Given that $m \angle A= 60^\circ$, $BC=12$ units, $\overline{BD} \perp \overline{AC}$, $\overline{CE} \perp \overline{AB}$ and $m \angle DBC = 3m \angle ECB$, the length of segment $EC$ can be expressed in the form $a(\sqrt{b}+\sqrt{c})$ units where $b$ and $c$ have no perfect-square factors.  What is the value of $a+b+c$?

[asy]
draw((0,0)--(8,.7)--(2.5,5)--cycle);
draw((0,0)--(4.2,3.7));
draw((8,.7)--(1.64,3.2));
label("$B$",(0,0),W);
label("$C$",(8,.7),E);
label("$D$",(4.2,3.7),NE);
label("$E$",(1.64,3.2),NW);
label("$A$",(2.5,5),N);
[/asy]
Explanation: The diagram the problem gives is drawn very out of scale so we redraw the diagram, this time with $\overline{AC}$ as the base:

[asy]
draw((0,0)--(1+sqrt(3),0)--(1,sqrt(3))--cycle);
label("$A$",(0,0),SW); label("$C$",(1+sqrt(3),0),SE); label("$B$",(1,sqrt(3)),N);
draw((1,0)--(1,sqrt(3)));
label("$D$",(1,0),S);
draw((1+sqrt(3),0)--(.75,1.3));
label("$E$",(.75,1.3),W);
label("$y$",(2.2,.4),NW);
label("$3y$",(.95,1.55),SE); label("$60^\circ$",(.1,0),NE);
[/asy] All angles are given in degrees.

Let $\angle ECB = y$, so $\angle DBC=3y$.  From $\triangle AEC$ we have $\angle ACE = 180^\circ-60^\circ-90^\circ= 30^\circ$.

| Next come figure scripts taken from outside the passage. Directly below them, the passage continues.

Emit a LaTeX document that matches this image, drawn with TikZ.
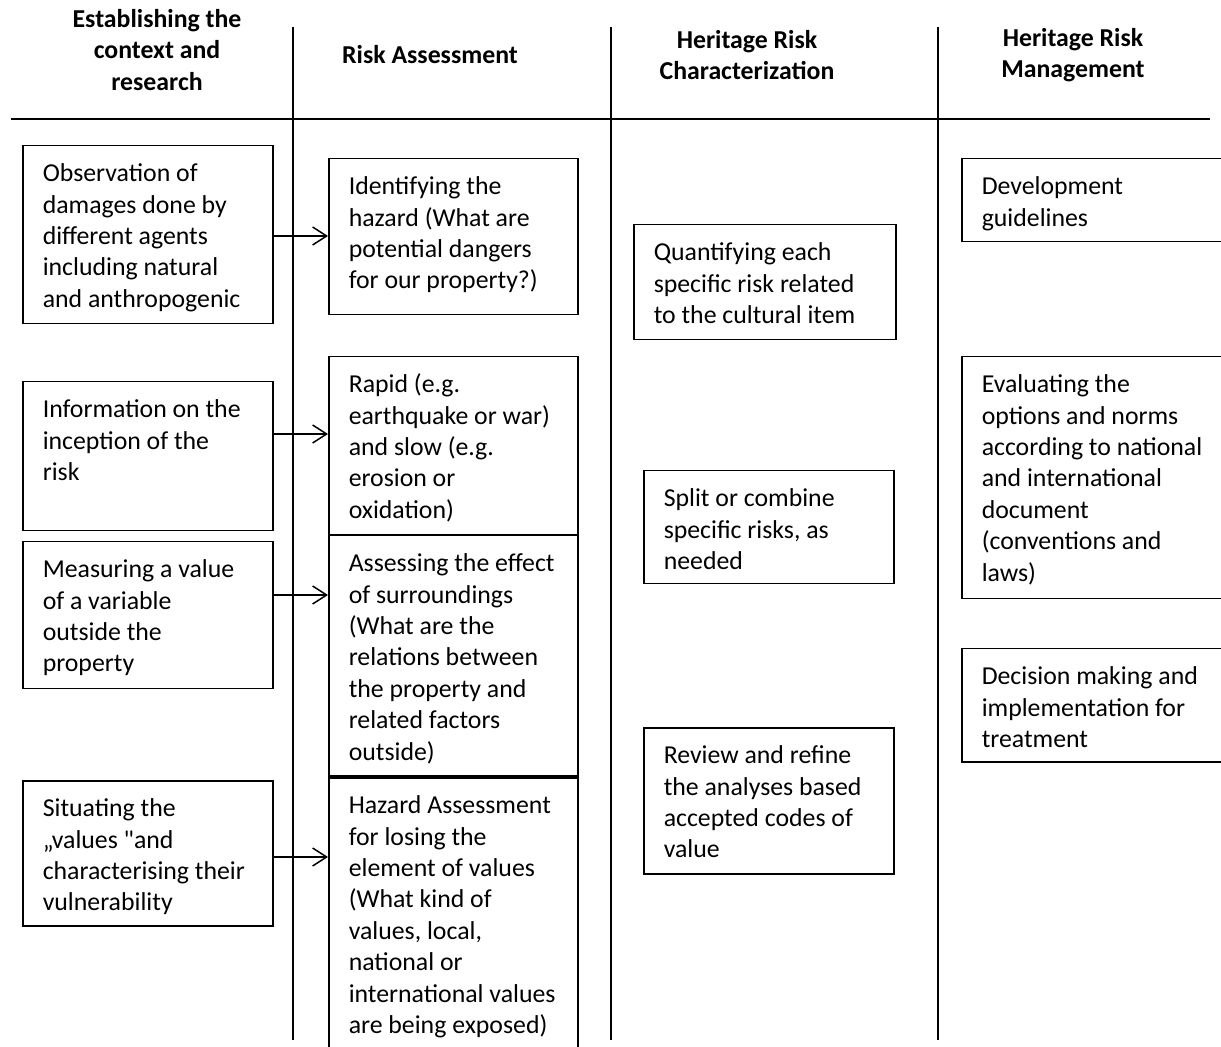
\documentclass[tikz,border=0pt]{standalone}
\usepackage{fontspec}
\setmainfont{Carlito}
\newfontfamily\quotefont{Carlito}
\usetikzlibrary{arrows.meta}
\newcommand{\diagfont}{\fontsize{12.9}{15.7}\selectfont}
\newcommand{\panel}[6]{%
  \node[box] (#1) at (#2,#3)
    {\parbox[c][\dimexpr#5pt/2\relax][t]{\dimexpr#4pt/2\relax}{%
      \raggedright\leftskip=10pt\vspace*{7pt}\strut#6}};}
\tikzset{
  box/.style={draw, line width=0.75pt, anchor=north west, inner sep=0pt, font=\diagfont},
  head/.style={align=center, font=\diagfont\bfseries},
  sep/.style={line width=1.25pt},
  link/.style={line width=0.75pt, -{Straight Barb[length=7pt,width=9pt]}},
}

\begin{document}
\begin{tikzpicture}[x=0.5pt,y=-0.5pt]
\useasboundingbox (0,0) rectangle (1221,1047);
% column titles
\node[head] (h1) at (157,50) {Establishing the\\context and\\research};
\node[head] (h2) at (430,55) {Risk Assessment};
\node[head] (h3) at (747,55) {Heritage Risk\\Characterization};
\node[head] (h4) at (1073,55) {Heritage Risk\\Management};
\draw[sep] (11,119) -- (1210,119);
\foreach \x in {293,611,938}
  \draw[sep] (\x,27) -- (\x,1040);
% context and research
\panel{obs}{22}{145}{250}{178}{Observation of\\damages done by\\different agents\\including natural\\and anthropogenic}
\panel{info}{22}{381}{250}{149}{Information on the\\inception of the\\risk}
\panel{meas}{22}{541}{250}{147}{Measuring a value\\of a variable\\outside the\\property}
\panel{sit}{22}{780}{250}{145}{Situating the\\„values {\quotefont"}and\\characterising their\\vulnerability}
% risk assessment
\panel{ident}{328}{158}{249}{156}{Identifying the\\hazard (What are\\potential dangers\\for our property?)}
\panel{rapid}{328}{356}{249}{178}{Rapid (e.g.\\earthquake or war)\\and slow (e.g.\\erosion or\\oxidation)}
\panel{assess}{328}{535}{249}{240}{Assessing the effect\\of surroundings\\(What are the\\relations between\\the property and\\related factors\\outside)}
\panel{hazard}{328}{777}{249}{300}{Hazard Assessment\\for losing the\\element of values\\(What kind of\\values, local,\\national or\\international values\\are being exposed)}
% characterization
\panel{quant}{633}{224}{262}{115}{Quantifying each\\specific risk related\\to the cultural item}
\panel{split}{643}{470}{250}{113}{Split or combine\\specific risks, as\\needed}
\panel{review}{643}{727}{250}{146}{Review and refine\\the analyses based\\accepted codes of\\value}
% management
\panel{devel}{961}{158}{300}{83}{Development\\guidelines}
\panel{evalu}{961}{356}{300}{242}{Evaluating the\\options and norms\\according to national\\and international\\document\\(conventions and\\laws)}
\panel{decis}{961}{648}{300}{113}{Decision making and\\implementation for\\treatment}
% arrows
\draw[link] (obs.east |- 0,236) -- (ident.west |- 0,236);
\draw[link] (info.east |- 0,434) -- (rapid.west |- 0,434);
\draw[link] (meas.east |- 0,595) -- (assess.west |- 0,595);
\draw[link] (sit.east |- 0,857) -- (hazard.west |- 0,857);
\end{tikzpicture}
\end{document}
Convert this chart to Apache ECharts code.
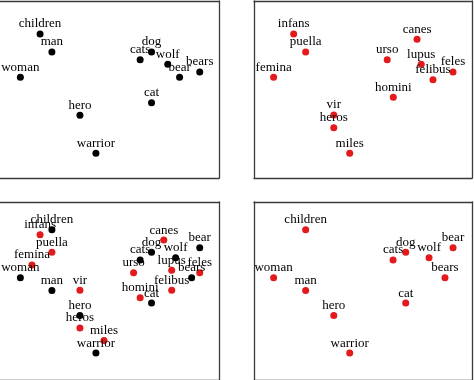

Now let $EC$ and $BD$ intersect at $F$. $\angle BFE=\angle DFC$ by vertical angles and $\angle BEF=\angle CDF=90^\circ$, so $\angle FBE=\angle FCD$, which is equal to 30 degrees.  Now summing the angles in $\triangle ABC$, we have $60^\circ+30^\circ+3y+y+30^\circ=180$, solving yields $4y=60$ so $y=15$ and we see $\triangle BDC$ is a 45-45-90 triangle.  Also, $\triangle ABD$ is a 30-60-90 triangle.

Let $ AD = x$, so $AB = 2x$ and $DB = DC = x\sqrt{3}$. $BC = x\sqrt{3}\sqrt{2} = x\sqrt{6}$.  We are given that this equals 12, so we find $x = 12/\sqrt{6} = 2\sqrt{6}$.  It follows that the area of $\triangle ABC$ can be found via  \[(1/2)(AC)(BD)=(1/2)(x+x\sqrt{3})(x\sqrt{3})=12\sqrt{3}+36.\] To find $EC$, notice that the area of $\triangle ABC$ can also be written as $(1/2)(AB)(EC)$.  Thus, \[(1/2)(4\sqrt{6})(EC)=12\sqrt{3}+36 \Rightarrow EC = 3(\sqrt{2}+\sqrt{6}).\]  Hence $a=3$, $b=2$, and $c=6$, so $a+b+c=\boxed{11}$.